The Illicit Copper Economy suggests that unless serious action is taken to address the networks involved, the outlook for South Africa is not good, and the problem is likely to grow.

“Networks and criminal actors involved in copper theft have become more sophisticated and have shown that they are able to adapt their operations at a speed that is often significantly faster than the state.”

  • Because of the transnational nature of the copper supply chain and the networks involved, intergovernmental co-operation between various criminal justice agencies, the South African Revenue Service, and other relevant bodies is required, as well as the commitment and co-operation of governments and law enforcement agencies in the countries receiving the stolen copper.
  • More emphasis needs to be placed on strategic investigations and prosecutions, says the report. These actions must target the high-level actors who are integral to the copper theft market, rather than focusing solely on the level ones and twos.
  • Crime intelligence has an important role to play in identifying these major actors and how they operate. Priority must also be given to targeted investigations of copper thieves who are also major players in other illicit markets and criminal enterprises.
  • Furthermore, says the report, both the CMAA and the POCA need to be used more extensively and effectively in the investigation and prosecution of people involved in copper theft.

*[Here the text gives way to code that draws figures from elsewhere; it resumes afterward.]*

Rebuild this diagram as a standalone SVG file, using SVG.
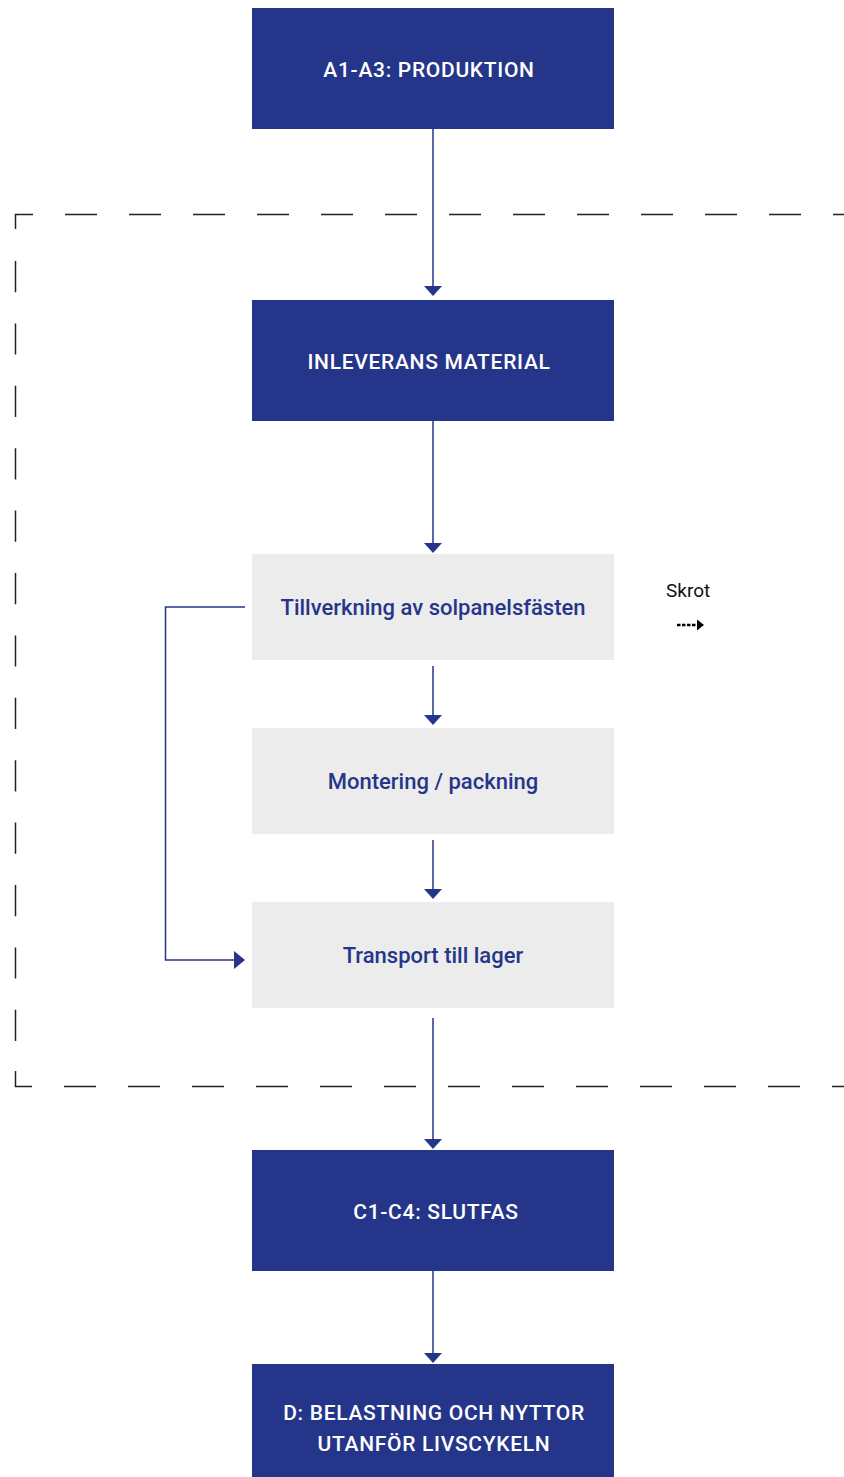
<svg xmlns="http://www.w3.org/2000/svg" width="844" height="1477" viewBox="0 0 844 1477">
<style>
.blue{fill:#25368a}
.gray{fill:#ececec}
.tw{fill:#ffffff;font-family:Roboto,"Liberation Sans",sans-serif;font-size:21px;font-weight:500;letter-spacing:0.7px;text-anchor:middle}
.tb{fill:#25368a;font-family:Roboto,"Liberation Sans",sans-serif;font-size:22px;font-weight:500;text-anchor:middle}
.ln{fill:none;stroke:#25368a;stroke-width:1.5}
.ah{fill:#25368a}
.dash{fill:none;stroke:#222;stroke-width:1.5}
</style>
<g id="boundary">
<path class="dash" d="M15.5,229 V214.5 H844" stroke-dasharray="32 32"/>
<path class="dash" d="M15.5,261 V1041" stroke-dasharray="31.2 31.2"/>
<path class="dash" d="M15.5,1071 V1086.5 H844" stroke-dasharray="32 32"/>
</g>
<g id="n1"><rect class="blue" x="252" y="8" width="362" height="121"/><text class="tw" x="429" y="76.5">A1-A3: PRODUKTION</text></g>
<g id="n2"><rect class="blue" x="252" y="300" width="362" height="121"/><text class="tw" x="429" y="368.5">INLEVERANS MATERIAL</text></g>
<g id="n3"><rect class="gray" x="252" y="554" width="362" height="106"/><text class="tb" x="433" y="615">Tillverkning av solpanelsfästen</text></g>
<g id="n4"><rect class="gray" x="252" y="728" width="362" height="106"/><text class="tb" x="433" y="789">Montering / packning</text></g>
<g id="n5"><rect class="gray" x="252" y="902" width="362" height="106"/><text class="tb" x="433" y="963">Transport till lager</text></g>
<g id="n6"><rect class="blue" x="252" y="1150" width="362" height="121"/><text class="tw" x="436" y="1218.5">C1-C4: SLUTFAS</text></g>
<g id="n7"><rect class="blue" x="252" y="1364" width="362" height="113"/><text class="tw" x="434" y="1419.5">D: BELASTNING OCH NYTTOR</text><text class="tw" x="434" y="1450.5">UTANFÖR LIVSCYKELN</text></g>
<g id="legend">
<text x="666" y="597" style="font-family:Roboto,'Liberation Sans',sans-serif;font-size:19px;fill:#111">Skrot</text>
<path d="M677,625 H697" stroke="#000" stroke-width="2.5" stroke-dasharray="3.5 1.5" fill="none"/>
<polygon points="697,619.5 704,625 697,630.5" fill="#000"/>
</g>
<g id="connectors">
<path class="ln" d="M433,129 V287"/><polygon class="ah" points="424,286 442,286 433,296"/>
<path class="ln" d="M433,421 V544"/><polygon class="ah" points="424,543 442,543 433,553"/>
<path class="ln" d="M433,666 V716"/><polygon class="ah" points="424,715 442,715 433,725"/>
<path class="ln" d="M433,840 V890"/><polygon class="ah" points="424,889 442,889 433,899"/>
<path class="ln" d="M433,1018 V1140"/><polygon class="ah" points="424,1139 442,1139 433,1149"/>
<path class="ln" d="M433,1271 V1354"/><polygon class="ah" points="424,1353 442,1353 433,1363"/>
<path class="ln" d="M245,607 H165.5 V960 H235"/><polygon class="ah" points="234,951 245,960 234,969"/>
</g>
</svg>
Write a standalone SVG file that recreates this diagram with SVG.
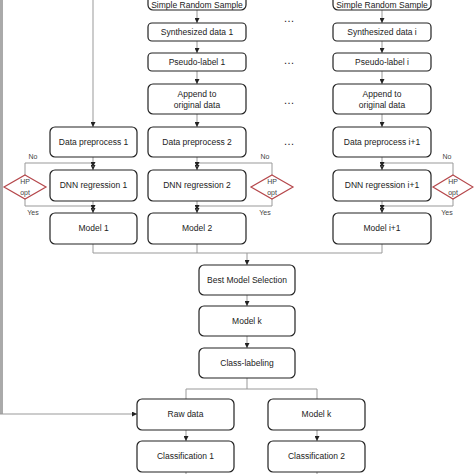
<svg xmlns="http://www.w3.org/2000/svg" width="474" height="474" viewBox="0 0 474 474">
<defs>
<marker id="ar" markerUnits="userSpaceOnUse" markerWidth="5" markerHeight="5" viewBox="0 0 6 6" refX="6" refY="3" orient="auto">
<path d="M0,0 L6,3 L0,6 z" fill="#222"/>
</marker>
<style>
.b{fill:#fff;stroke:#222;stroke-width:1.2}
.d{fill:#fff;stroke:#b5474b;stroke-width:1.2}
.t{font-family:"Liberation Sans",Arial,sans-serif;font-size:8.5px;fill:#222;text-anchor:middle}
.s{font-family:"Liberation Sans",Arial,sans-serif;font-size:7px;fill:#444;text-anchor:middle}
.l{fill:none;stroke:#999;stroke-width:1}
.a{fill:none;stroke:#999;stroke-width:1;marker-end:url(#ar)}
.dots{font-family:"Liberation Sans",Arial,sans-serif;font-size:11px;fill:#222;text-anchor:middle}
</style>
</defs>
<rect width="474" height="474" fill="#fff"/>
<g id="connectors">
<path class="l" d="M1.5,0 V414" style="stroke:#aaa;stroke-width:3"/>
<path class="a" d="M0,414 H137"/>
<path class="a" d="M93,0 V127"/>
<path class="a" d="M197,10 V23"/>
<path class="a" d="M197,41 V53"/>
<path class="a" d="M197,71 V84"/>
<path class="a" d="M197,114 V127"/>
<path class="a" d="M382,10 V23"/>
<path class="a" d="M382,41 V53"/>
<path class="a" d="M382,71 V84"/>
<path class="a" d="M382,114 V127"/>
<path class="a" d="M93,157 V170"/>
<path class="a" d="M93,201 V213"/>
<path class="a" d="M197,157 V170"/>
<path class="a" d="M197,201 V213"/>
<path class="a" d="M382,157 V170"/>
<path class="a" d="M382,201 V213"/>
<path class="a" d="M25,175 V163 H93 V167"/>
<path class="a" d="M25,199 V206 H93 V210"/>
<path class="a" d="M272,175 V163 H197 V167"/>
<path class="a" d="M272,199 V206 H197 V210"/>
<path class="a" d="M453,175 V163 H382 V167"/>
<path class="a" d="M453,199 V206 H382 V210"/>
<path class="l" d="M93,244 V253 M197,244 V253 M382,244 V253 M93,253 H382"/>
<path class="a" d="M247,253 V265"/>
<path class="a" d="M247,295 V306"/>
<path class="a" d="M247,336 V348"/>
<path class="l" d="M247,378 V389 M186,389 H317 M186,389 V399 M317,389 V399"/>
<path class="a" d="M186,430 V441"/>
<path class="a" d="M317,430 V441"/>
<path class="l" d="M186,472 V474 M317,472 V474"/>
</g>
<g id="srs1"><rect class="b" x="148" y="-20" width="98" height="30" rx="5"/><text class="t" x="197" y="7.5">Simple Random Sample</text></g>
<g id="syn1"><rect class="b" x="148" y="23" width="98" height="18" rx="4"/><text class="t" x="197" y="35">Synthesized data 1</text></g>
<g id="pl1"><rect class="b" x="148" y="53" width="98" height="18" rx="4"/><text class="t" x="197" y="65">Pseudo-label 1</text></g>
<g id="app1"><rect class="b" x="148" y="84" width="98" height="30" rx="5"/><text class="t" x="197" y="97">Append to</text><text class="t" x="197" y="108">original data</text></g>
<g id="srsi"><rect class="b" x="333" y="-20" width="98" height="30" rx="5"/><text class="t" x="382" y="7.5">Simple Random Sample</text></g>
<g id="syni"><rect class="b" x="333" y="23" width="98" height="18" rx="4"/><text class="t" x="382" y="35">Synthesized data i</text></g>
<g id="pli"><rect class="b" x="333" y="53" width="98" height="18" rx="4"/><text class="t" x="382" y="65">Pseudo-label i</text></g>
<g id="appi"><rect class="b" x="333" y="84" width="98" height="30" rx="5"/><text class="t" x="382" y="97">Append to</text><text class="t" x="382" y="108">original data</text></g>
<g id="dots"><text class="dots" x="289" y="22">…</text><text class="dots" x="289" y="64">…</text><text class="dots" x="289" y="104">…</text><text class="dots" x="289" y="145">…</text></g>
<g id="dp1"><rect class="b" x="50" y="127" width="87" height="30" rx="5"/><text class="t" x="93.5" y="145">Data preprocess 1</text></g>
<g id="dp2"><rect class="b" x="148" y="127" width="98" height="30" rx="5"/><text class="t" x="197" y="145">Data preprocess 2</text></g>
<g id="dpi"><rect class="b" x="333" y="127" width="98" height="30" rx="5"/><text class="t" x="382" y="145">Data preprocess i+1</text></g>
<g id="dnn1"><rect class="b" x="50" y="170" width="87" height="31" rx="5"/><text class="t" x="93.5" y="188">DNN regression 1</text></g>
<g id="dnn2"><rect class="b" x="148" y="170" width="98" height="31" rx="5"/><text class="t" x="197" y="188">DNN regression 2</text></g>
<g id="dnni"><rect class="b" x="333" y="170" width="98" height="31" rx="5"/><text class="t" x="382" y="188">DNN regression i+1</text></g>
<g id="m1"><rect class="b" x="50" y="213" width="87" height="31" rx="5"/><text class="t" x="93.5" y="231">Model 1</text></g>
<g id="m2"><rect class="b" x="148" y="213" width="98" height="31" rx="5"/><text class="t" x="197" y="231">Model 2</text></g>
<g id="mi"><rect class="b" x="333" y="213" width="98" height="31" rx="5"/><text class="t" x="382" y="231">Model i+1</text></g>
<g id="hp1"><path class="d" d="M25,175 L46,187 L25,199 L4,187 z"/><text class="s" x="25" y="184">HP</text><text class="s" x="25" y="195">opt</text></g>
<g id="hp2"><path class="d" d="M272,175 L293,187 L272,199 L251,187 z"/><text class="s" x="272" y="184">HP</text><text class="s" x="272" y="195">opt</text></g>
<g id="hpi"><path class="d" d="M453,175 L473,187 L453,199 L433,187 z"/><text class="s" x="453" y="184">HP</text><text class="s" x="453" y="195">opt</text></g>
<g id="labels">
<text class="s" x="33" y="159">No</text><text class="s" x="33" y="215">Yes</text>
<text class="s" x="265" y="159">No</text><text class="s" x="265" y="215">Yes</text>
<text class="s" x="447" y="159">No</text><text class="s" x="447" y="215">Yes</text>
</g>
<g id="best"><rect class="b" x="199" y="265" width="96" height="30" rx="5"/><text class="t" x="247" y="283">Best Model Selection</text></g>
<g id="mk"><rect class="b" x="199" y="306" width="96" height="30" rx="5"/><text class="t" x="247" y="324">Model k</text></g>
<g id="cl"><rect class="b" x="199" y="348" width="96" height="30" rx="5"/><text class="t" x="247" y="366">Class-labeling</text></g>
<g id="raw"><rect class="b" x="137" y="399" width="97" height="31" rx="5"/><text class="t" x="185.5" y="417">Raw data</text></g>
<g id="mk2"><rect class="b" x="268" y="399" width="97" height="31" rx="5"/><text class="t" x="316.5" y="417">Model k</text></g>
<g id="c1"><rect class="b" x="137" y="441" width="97" height="31" rx="5"/><text class="t" x="185.5" y="459">Classification 1</text></g>
<g id="c2"><rect class="b" x="268" y="441" width="97" height="31" rx="5"/><text class="t" x="316.5" y="459">Classification 2</text></g>
</svg>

  • The SAPS and local municipalities must make a concerted effort to close down informal scrap metal traders and bucket shops. The SAPS must establish a central electronic database of registered dealers and make this available to its members and municipal law enforcement agencies, who must work together to shut down the operations trading outside of the database.
  • A relatively quick and easy win, says the report, would be to address the mislabelling of scrap copper as raw copper.
  • The SAPS’ current lackadaisical system of reporting copper theft under the catch-all category of ‘theft not reported elsewhere’ must be addressed, including a review of how copper and scrap metal theft are recorded. A separate reporting line must be developed for these cases.
  • Any raid in which copper is seized and arrests made should trigger an automatic investigation, under section 10.3 (a) of the SHGA – this section allows the national police commissioner to revoke the registration of dealers who fail to comply with the conditions of registration or the SGHA. Dedicated investigators with the necessary skills and expertise should be assigned to carry out such checks and to record and report the findings to Parliament. These details should also be included in the SAPS annual report tabled in Parliament.
  • The functioning of the Non-Ferrous Metals Crime Combating Committee must be improved and supported by more active participation from both detectives and the National Prosecuting Authority.
  • It would be useful, the report concludes, if the government reported regularly to communities – who are significantly impacted by copper theft – and the public on progress made and challenges faced. This would also help to build public confidence.